Catastrophic Engine Failure
The culmination of sludge-induced oil starvation and excessive friction is the total failure of major internal components. One of the most common and expensive failures is a spun main or rod bearing, which occurs when the thin oil film separating the bearing from the crankshaft journal collapses. The resulting friction rapidly generates enough heat to melt or fuse the bearing material to the journal surface.
Once fused, the bearing shell is ripped from its housing and spins, or “walks,” inside the connecting rod or engine block bore. This event produces a loud, rhythmic metallic noise known as “rod knock,” indicating that the clearances have been destroyed and the engine is operating on borrowed time.
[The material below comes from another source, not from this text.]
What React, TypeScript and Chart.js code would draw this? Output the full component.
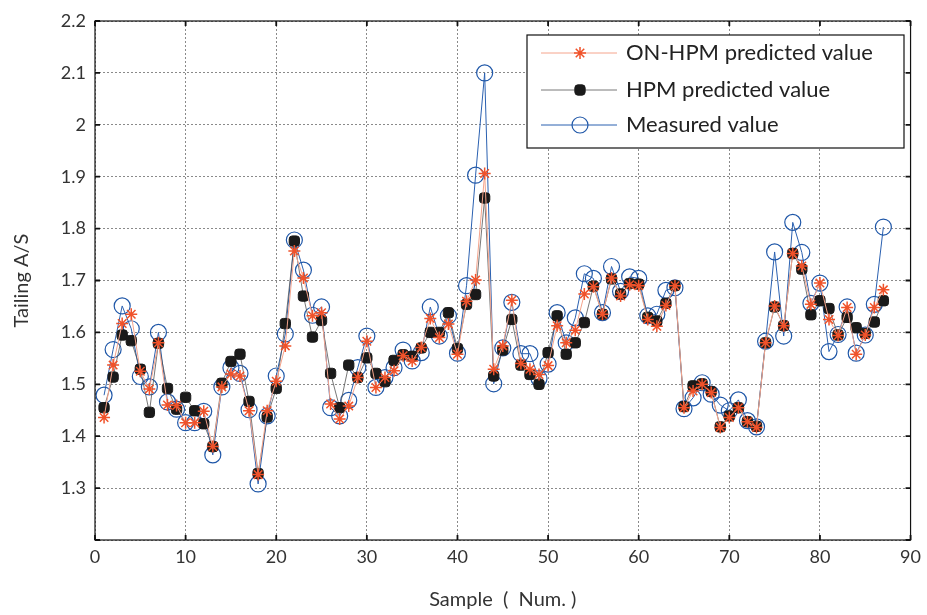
import { useEffect, useRef } from 'react';
import { Chart, registerables } from 'chart.js';
import { drawPoint } from 'chart.js/helpers';

Chart.register(...registerables);

const samples = [
  1, 2, 3, 4, 5, 6, 7, 8, 9, 10, 11, 12, 13, 14, 15, 16, 17, 18, 19, 20,
  21, 22, 23, 24, 25, 26, 27, 28, 29, 30, 31, 32, 33, 34, 35, 36, 37, 38, 39, 40,
  41, 42, 43, 44, 45, 46, 47, 48, 49, 50, 51, 52, 53, 54, 55, 56, 57, 58, 59, 60,
  61, 62, 63, 64, 65, 66, 67, 68, 69, 70, 71, 72, 73, 74, 75, 76, 77, 78, 79, 80,
  81, 82, 83, 84, 85, 86, 87,
];

const onHpmValues = [
  1.436, 1.537, 1.617, 1.635, 1.525, 1.491, 1.58, 1.46, 1.459, 1.426,
  1.426, 1.448, 1.38, 1.495, 1.52, 1.516, 1.449, 1.326, 1.449, 1.506,
  1.574, 1.757, 1.705, 1.632, 1.638, 1.462, 1.433, 1.458, 1.513, 1.583,
  1.494, 1.513, 1.526, 1.555, 1.545, 1.571, 1.627, 1.59, 1.616, 1.558,
  1.66, 1.701, 1.906, 1.529, 1.574, 1.662, 1.54, 1.529, 1.519, 1.536,
  1.613, 1.58, 1.604, 1.674, 1.688, 1.635, 1.705, 1.67, 1.692, 1.69,
  1.625, 1.612, 1.652, 1.69, 1.455, 1.487, 1.5, 1.484, 1.417, 1.436,
  1.455, 1.428, 1.417, 1.58, 1.651, 1.613, 1.752, 1.728, 1.654, 1.695,
  1.625, 1.594, 1.648, 1.558, 1.595, 1.648, 1.682,
];

const hpmValues = [
  1.455, 1.514, 1.595, 1.584, 1.529, 1.446, 1.579, 1.492, 1.452, 1.475,
  1.449, 1.424, 1.38, 1.502, 1.544, 1.558, 1.467, 1.328, 1.437, 1.492,
  1.617, 1.776, 1.67, 1.591, 1.623, 1.521, 1.455, 1.537, 1.513, 1.551,
  1.521, 1.505, 1.546, 1.557, 1.554, 1.57, 1.6, 1.6, 1.638, 1.569,
  1.654, 1.673, 1.859, 1.516, 1.566, 1.625, 1.537, 1.519, 1.5, 1.561,
  1.632, 1.558, 1.58, 1.619, 1.689, 1.635, 1.703, 1.674, 1.694, 1.693,
  1.629, 1.622, 1.656, 1.69, 1.457, 1.497, 1.501, 1.486, 1.418, 1.439,
  1.455, 1.428, 1.419, 1.58, 1.649, 1.613, 1.752, 1.722, 1.634, 1.661,
  1.646, 1.595, 1.629, 1.609, 1.598, 1.62, 1.661,
];

const measuredValues = [
  1.479, 1.567, 1.651, 1.607, 1.515, 1.495, 1.6, 1.466, 1.452, 1.426,
  1.426, 1.448, 1.364, 1.495, 1.532, 1.521, 1.451, 1.308, 1.439, 1.516,
  1.597, 1.778, 1.72, 1.633, 1.649, 1.455, 1.439, 1.469, 1.532, 1.593,
  1.494, 1.513, 1.532, 1.566, 1.545, 1.561, 1.649, 1.593, 1.632, 1.56,
  1.69, 1.903, 2.1, 1.501, 1.57, 1.658, 1.559, 1.559, 1.511, 1.539,
  1.638, 1.58, 1.628, 1.713, 1.704, 1.638, 1.727, 1.679, 1.707, 1.704,
  1.632, 1.635, 1.681, 1.686, 1.453, 1.474, 1.503, 1.481, 1.46, 1.449,
  1.47, 1.43, 1.418, 1.583, 1.755, 1.593, 1.812, 1.754, 1.656, 1.695,
  1.563, 1.596, 1.649, 1.56, 1.595, 1.654, 1.803,
];

const seriesNames = ['ON-HPM predicted value', 'HPM predicted value', 'Measured value'];
const xTitle = 'Sample  (  Num. )';
const yTitle = 'Tailing A/S';

const FONT = 'Lato, "Open Sans", sans-serif';

const toPoints = (vals: number[]) => samples.map((s, i) => ({ x: s, y: vals[i] }));

const framePlugin = {
  id: 'frame',
  afterDatasetsDraw(chart: any) {
    const { ctx, chartArea } = chart;
    const { left, right, top, bottom } = chartArea;
    ctx.save();
    ctx.strokeStyle = '#111';
    ctx.lineWidth = 1.2;
    ctx.strokeRect(left, top, right - left, bottom - top);
    const tl = 5;
    const xs = chart.scales.x;
    const ys = chart.scales.y;
    ctx.lineWidth = 1.8;
    ctx.beginPath();
    xs.ticks.forEach((t: any) => {
      const px = xs.getPixelForValue(t.value);
      ctx.moveTo(px, bottom);
      ctx.lineTo(px, bottom - tl);
      ctx.moveTo(px, top);
      ctx.lineTo(px, top + tl);
    });
    ys.ticks.forEach((t: any) => {
      const py = ys.getPixelForValue(t.value);
      ctx.moveTo(left, py);
      ctx.lineTo(left + tl, py);
      ctx.moveTo(right, py);
      ctx.lineTo(right - tl, py);
    });
    ctx.stroke();
    ctx.restore();
  },
  afterDraw(chart: any) {
    const { ctx } = chart;
    const bx = 527;
    const by = 35;
    const bw = 377;
    const bh = 113;
    ctx.save();
    ctx.fillStyle = '#fff';
    ctx.fillRect(bx, by, bw, bh);
    ctx.strokeStyle = '#111';
    ctx.lineWidth = 1.2;
    ctx.strokeRect(bx, by, bw, bh);
    const rows = [53, 90, 125];
    chart.data.datasets.forEach((ds: any, i: number) => {
      const y = rows[i];
      ctx.strokeStyle = ds.borderColor;
      ctx.lineWidth = ds.borderWidth;
      ctx.beginPath();
      ctx.moveTo(541, y);
      ctx.lineTo(617, y);
      ctx.stroke();
      ctx.fillStyle = ds.pointBackgroundColor;
      ctx.strokeStyle = ds.pointBorderColor;
      ctx.lineWidth = ds.pointBorderWidth;
      drawPoint(ctx, { pointStyle: ds.pointStyle, radius: ds.pointRadius, rotation: 0, borderWidth: ds.pointBorderWidth }, 580, y);
      ctx.fillStyle = '#222';
      ctx.font = `22px ${FONT}`;
      ctx.textBaseline = 'middle';
      ctx.textAlign = 'left';
      ctx.fillText(seriesNames[i], 626, y);
    });
    ctx.restore();
  },
};

export default function App() {
  const ref = useRef<HTMLCanvasElement | null>(null);

  useEffect(() => {
    if (!ref.current) return;
    const chart = new Chart(ref.current, {
      type: 'line',
      data: {
        datasets: [
          {
            label: seriesNames[0],
            data: toPoints(onHpmValues),
            borderColor: '#f5a48c',
            borderWidth: 1,
            pointStyle: 'star',
            pointRadius: 6,
            pointBorderColor: '#f0522a',
            pointBackgroundColor: '#f0522a',
            pointBorderWidth: 1.5,
            tension: 0,
          },
          {
            label: seriesNames[1],
            data: toPoints(hpmValues),
            borderColor: '#555',
            borderWidth: 0.8,
            pointStyle: 'rectRounded',
            pointRadius: 6,
            pointBorderColor: '#1a1a1a',
            pointBackgroundColor: '#1a1a1a',
            pointBorderWidth: 1,
            tension: 0,
          },
          {
            label: seriesNames[2],
            data: toPoints(measuredValues),
            borderColor: '#2a60b0',
            borderWidth: 1,
            pointStyle: 'circle',
            pointRadius: 8,
            pointBorderColor: '#1f57a8',
            pointBackgroundColor: 'rgba(0,0,0,0)',
            pointBorderWidth: 1.2,
            tension: 0,
          },
        ],
      },
      options: {
        animation: false,
        responsive: false,
        events: [],
        layout: { padding: { top: 21, right: 10, left: 0, bottom: 0 } },
        plugins: { legend: { display: false }, tooltip: { enabled: false } },
        scales: {
          x: {
            type: 'linear',
            min: 0,
            max: 90,
            ticks: { stepSize: 10, color: '#333', font: { family: FONT, size: 18 }, padding: 6 },
            grid: { color: '#8a8a8a', lineWidth: 1, drawTicks: false },
            border: { display: false, dash: [2, 2] },
            title: { display: true, text: xTitle, color: '#333', font: { family: FONT, size: 20 }, padding: { top: 0, bottom: 3 } },
            afterFit: (s: any) => { s.height = 75; },
          },
          y: {
            type: 'linear',
            min: 1.2,
            max: 2.2,
            ticks: {
              stepSize: 0.1,
              color: '#333',
              font: { family: FONT, size: 18 },
              padding: 9,
              callback: (v: any) => (Math.abs(v - 1.2) < 1e-6 ? '' : String(Number(Number(v).toFixed(1)))),
            },
            grid: { color: '#8a8a8a', lineWidth: 1, drawTicks: false },
            border: { display: false, dash: [2, 2] },
            title: { display: true, text: yTitle, color: '#333', font: { family: FONT, size: 20 }, padding: { top: 10, bottom: 0 } },
            afterFit: (s: any) => { s.width = 95; },
          },
        },
      },
      plugins: [framePlugin],
    });
    return () => chart.destroy();
  }, []);

  return (
    <div style={{ position: 'fixed', left: 0, top: 0, width: 927, height: 615, background: '#fff' }}>
      <canvas ref={ref} width={927} height={615} />
    </div>
  );
}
The lack of oil film also allows the connecting rod itself to seize onto the crankshaft journal, often leading to the connecting rod snapping and punching a hole through the engine block, an event called “throwing a rod.”
Piston seizure is another ultimate consequence, where the piston metal expands from extreme heat and welds itself to the scored cylinder wall, instantly locking the engine. Any of these severe failures necessitate either a complete engine rebuild or replacement, which for a typical four-cylinder vehicle can easily cost between $3,000 and $6,000, and often significantly more for complex or high-performance engines. This cost is a stark reminder that the price of ignoring a simple oil change is exponentially higher than the maintenance itself.